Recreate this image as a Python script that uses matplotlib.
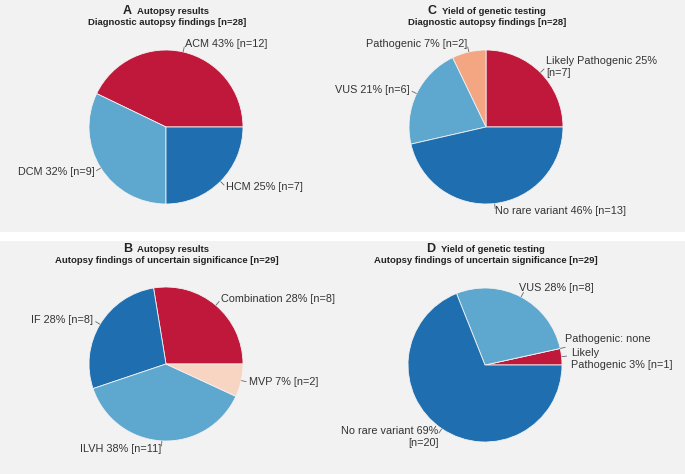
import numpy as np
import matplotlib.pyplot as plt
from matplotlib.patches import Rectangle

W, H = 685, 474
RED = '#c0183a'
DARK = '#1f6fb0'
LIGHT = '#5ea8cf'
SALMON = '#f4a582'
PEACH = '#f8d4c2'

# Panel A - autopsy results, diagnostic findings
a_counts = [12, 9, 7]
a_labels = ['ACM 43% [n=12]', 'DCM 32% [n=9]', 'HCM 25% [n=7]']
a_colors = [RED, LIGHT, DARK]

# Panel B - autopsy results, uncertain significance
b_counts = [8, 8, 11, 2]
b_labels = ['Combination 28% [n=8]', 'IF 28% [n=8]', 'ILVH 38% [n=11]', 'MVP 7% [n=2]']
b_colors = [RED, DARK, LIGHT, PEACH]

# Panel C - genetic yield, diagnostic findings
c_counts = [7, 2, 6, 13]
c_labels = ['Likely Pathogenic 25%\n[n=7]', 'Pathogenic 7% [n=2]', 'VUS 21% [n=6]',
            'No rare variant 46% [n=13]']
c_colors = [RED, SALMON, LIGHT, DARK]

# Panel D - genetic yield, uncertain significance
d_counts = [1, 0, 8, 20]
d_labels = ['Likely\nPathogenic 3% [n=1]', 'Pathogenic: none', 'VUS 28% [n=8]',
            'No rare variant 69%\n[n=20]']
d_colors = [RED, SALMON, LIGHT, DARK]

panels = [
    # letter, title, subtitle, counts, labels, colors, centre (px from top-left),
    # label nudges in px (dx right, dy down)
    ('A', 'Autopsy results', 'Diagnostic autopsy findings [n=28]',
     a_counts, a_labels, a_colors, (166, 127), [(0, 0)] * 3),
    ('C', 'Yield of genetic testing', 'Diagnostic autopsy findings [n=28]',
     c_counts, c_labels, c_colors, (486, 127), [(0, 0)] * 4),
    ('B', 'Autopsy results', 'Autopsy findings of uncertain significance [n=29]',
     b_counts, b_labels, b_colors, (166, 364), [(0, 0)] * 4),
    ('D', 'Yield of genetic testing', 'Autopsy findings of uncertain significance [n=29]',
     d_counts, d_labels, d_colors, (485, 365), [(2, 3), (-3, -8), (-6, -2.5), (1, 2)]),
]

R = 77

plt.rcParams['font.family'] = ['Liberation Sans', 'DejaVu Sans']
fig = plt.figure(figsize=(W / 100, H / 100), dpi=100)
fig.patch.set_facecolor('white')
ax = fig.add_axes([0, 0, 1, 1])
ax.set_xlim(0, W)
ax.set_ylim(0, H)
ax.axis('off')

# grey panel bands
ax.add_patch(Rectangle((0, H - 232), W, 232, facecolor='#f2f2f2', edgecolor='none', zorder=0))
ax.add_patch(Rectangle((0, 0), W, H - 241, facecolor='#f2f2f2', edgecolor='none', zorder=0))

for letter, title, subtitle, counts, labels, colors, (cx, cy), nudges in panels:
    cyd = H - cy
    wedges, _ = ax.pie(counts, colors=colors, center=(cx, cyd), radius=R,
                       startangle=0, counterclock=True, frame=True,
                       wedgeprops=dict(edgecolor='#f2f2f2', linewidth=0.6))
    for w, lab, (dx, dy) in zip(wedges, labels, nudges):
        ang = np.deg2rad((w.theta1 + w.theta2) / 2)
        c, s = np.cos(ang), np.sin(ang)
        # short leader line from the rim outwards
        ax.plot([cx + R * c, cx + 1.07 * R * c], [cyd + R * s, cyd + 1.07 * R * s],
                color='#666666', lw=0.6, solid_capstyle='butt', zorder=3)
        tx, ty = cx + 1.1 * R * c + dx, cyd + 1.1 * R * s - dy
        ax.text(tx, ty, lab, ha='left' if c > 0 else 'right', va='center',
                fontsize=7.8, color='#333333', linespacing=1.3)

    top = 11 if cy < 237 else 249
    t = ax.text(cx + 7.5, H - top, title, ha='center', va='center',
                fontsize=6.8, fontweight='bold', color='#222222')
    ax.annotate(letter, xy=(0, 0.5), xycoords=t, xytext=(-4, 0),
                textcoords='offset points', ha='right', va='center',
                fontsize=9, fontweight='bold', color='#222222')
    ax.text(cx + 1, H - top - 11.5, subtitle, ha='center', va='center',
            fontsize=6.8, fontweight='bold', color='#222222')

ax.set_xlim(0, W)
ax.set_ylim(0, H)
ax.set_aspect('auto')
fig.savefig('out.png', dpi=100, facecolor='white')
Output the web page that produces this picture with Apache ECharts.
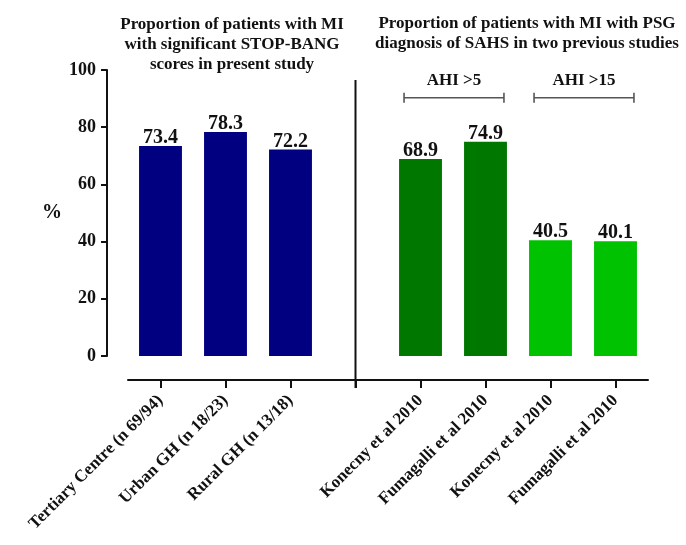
* * *
What this task involves:
Each entry shown above must be quoted exactly, with its pictures left out.

Response to the task:
Recreate this image as a Python script that uses matplotlib.
import numpy as np
import matplotlib.pyplot as plt
from matplotlib.patches import Rectangle

W, H = 685, 474
RED = '#c0183a'
DARK = '#1f6fb0'
LIGHT = '#5ea8cf'
SALMON = '#f4a582'
PEACH = '#f8d4c2'

# Panel A - autopsy results, diagnostic findings
a_counts = [12, 9, 7]
a_labels = ['ACM 43% [n=12]', 'DCM 32% [n=9]', 'HCM 25% [n=7]']
a_colors = [RED, LIGHT, DARK]

# Panel B - autopsy results, uncertain significance
b_counts = [8, 8, 11, 2]
b_labels = ['Combination 28% [n=8]', 'IF 28% [n=8]', 'ILVH 38% [n=11]', 'MVP 7% [n=2]']
b_colors = [RED, DARK, LIGHT, PEACH]

# Panel C - genetic yield, diagnostic findings
c_counts = [7, 2, 6, 13]
c_labels = ['Likely Pathogenic 25%\n[n=7]', 'Pathogenic 7% [n=2]', 'VUS 21% [n=6]',
            'No rare variant 46% [n=13]']
c_colors = [RED, SALMON, LIGHT, DARK]

# Panel D - genetic yield, uncertain significance
d_counts = [1, 0, 8, 20]
d_labels = ['Likely\nPathogenic 3% [n=1]', 'Pathogenic: none', 'VUS 28% [n=8]',
            'No rare variant 69%\n[n=20]']
d_colors = [RED, SALMON, LIGHT, DARK]

panels = [
    # letter, title, subtitle, counts, labels, colors, centre (px from top-left),
    # label nudges in px (dx right, dy down)
    ('A', 'Autopsy results', 'Diagnostic autopsy findings [n=28]',
     a_counts, a_labels, a_colors, (166, 127), [(0, 0)] * 3),
    ('C', 'Yield of genetic testing', 'Diagnostic autopsy findings [n=28]',
     c_counts, c_labels, c_colors, (486, 127), [(0, 0)] * 4),
    ('B', 'Autopsy results', 'Autopsy findings of uncertain significance [n=29]',
     b_counts, b_labels, b_colors, (166, 364), [(0, 0)] * 4),
    ('D', 'Yield of genetic testing', 'Autopsy findings of uncertain significance [n=29]',
     d_counts, d_labels, d_colors, (485, 365), [(2, 3), (-3, -8), (-6, -2.5), (1, 2)]),
]

R = 77

plt.rcParams['font.family'] = ['Liberation Sans', 'DejaVu Sans']
fig = plt.figure(figsize=(W / 100, H / 100), dpi=100)
fig.patch.set_facecolor('white')
ax = fig.add_axes([0, 0, 1, 1])
ax.set_xlim(0, W)
ax.set_ylim(0, H)
ax.axis('off')

# grey panel bands
ax.add_patch(Rectangle((0, H - 232), W, 232, facecolor='#f2f2f2', edgecolor='none', zorder=0))
ax.add_patch(Rectangle((0, 0), W, H - 241, facecolor='#f2f2f2', edgecolor='none', zorder=0))

for letter, title, subtitle, counts, labels, colors, (cx, cy), nudges in panels:
    cyd = H - cy
    wedges, _ = ax.pie(counts, colors=colors, center=(cx, cyd), radius=R,
                       startangle=0, counterclock=True, frame=True,
                       wedgeprops=dict(edgecolor='#f2f2f2', linewidth=0.6))
    for w, lab, (dx, dy) in zip(wedges, labels, nudges):
        ang = np.deg2rad((w.theta1 + w.theta2) / 2)
        c, s = np.cos(ang), np.sin(ang)
        # short leader line from the rim outwards
        ax.plot([cx + R * c, cx + 1.07 * R * c], [cyd + R * s, cyd + 1.07 * R * s],
                color='#666666', lw=0.6, solid_capstyle='butt', zorder=3)
        tx, ty = cx + 1.1 * R * c + dx, cyd + 1.1 * R * s - dy
        ax.text(tx, ty, lab, ha='left' if c > 0 else 'right', va='center',
                fontsize=7.8, color='#333333', linespacing=1.3)

    top = 11 if cy < 237 else 249
    t = ax.text(cx + 7.5, H - top, title, ha='center', va='center',
                fontsize=6.8, fontweight='bold', color='#222222')
    ax.annotate(letter, xy=(0, 0.5), xycoords=t, xytext=(-4, 0),
                textcoords='offset points', ha='right', va='center',
                fontsize=9, fontweight='bold', color='#222222')
    ax.text(cx + 1, H - top - 11.5, subtitle, ha='center', va='center',
            fontsize=6.8, fontweight='bold', color='#222222')

ax.set_xlim(0, W)
ax.set_ylim(0, H)
ax.set_aspect('auto')
fig.savefig('out.png', dpi=100, facecolor='white')
Output the web page that produces this picture with Apache ECharts.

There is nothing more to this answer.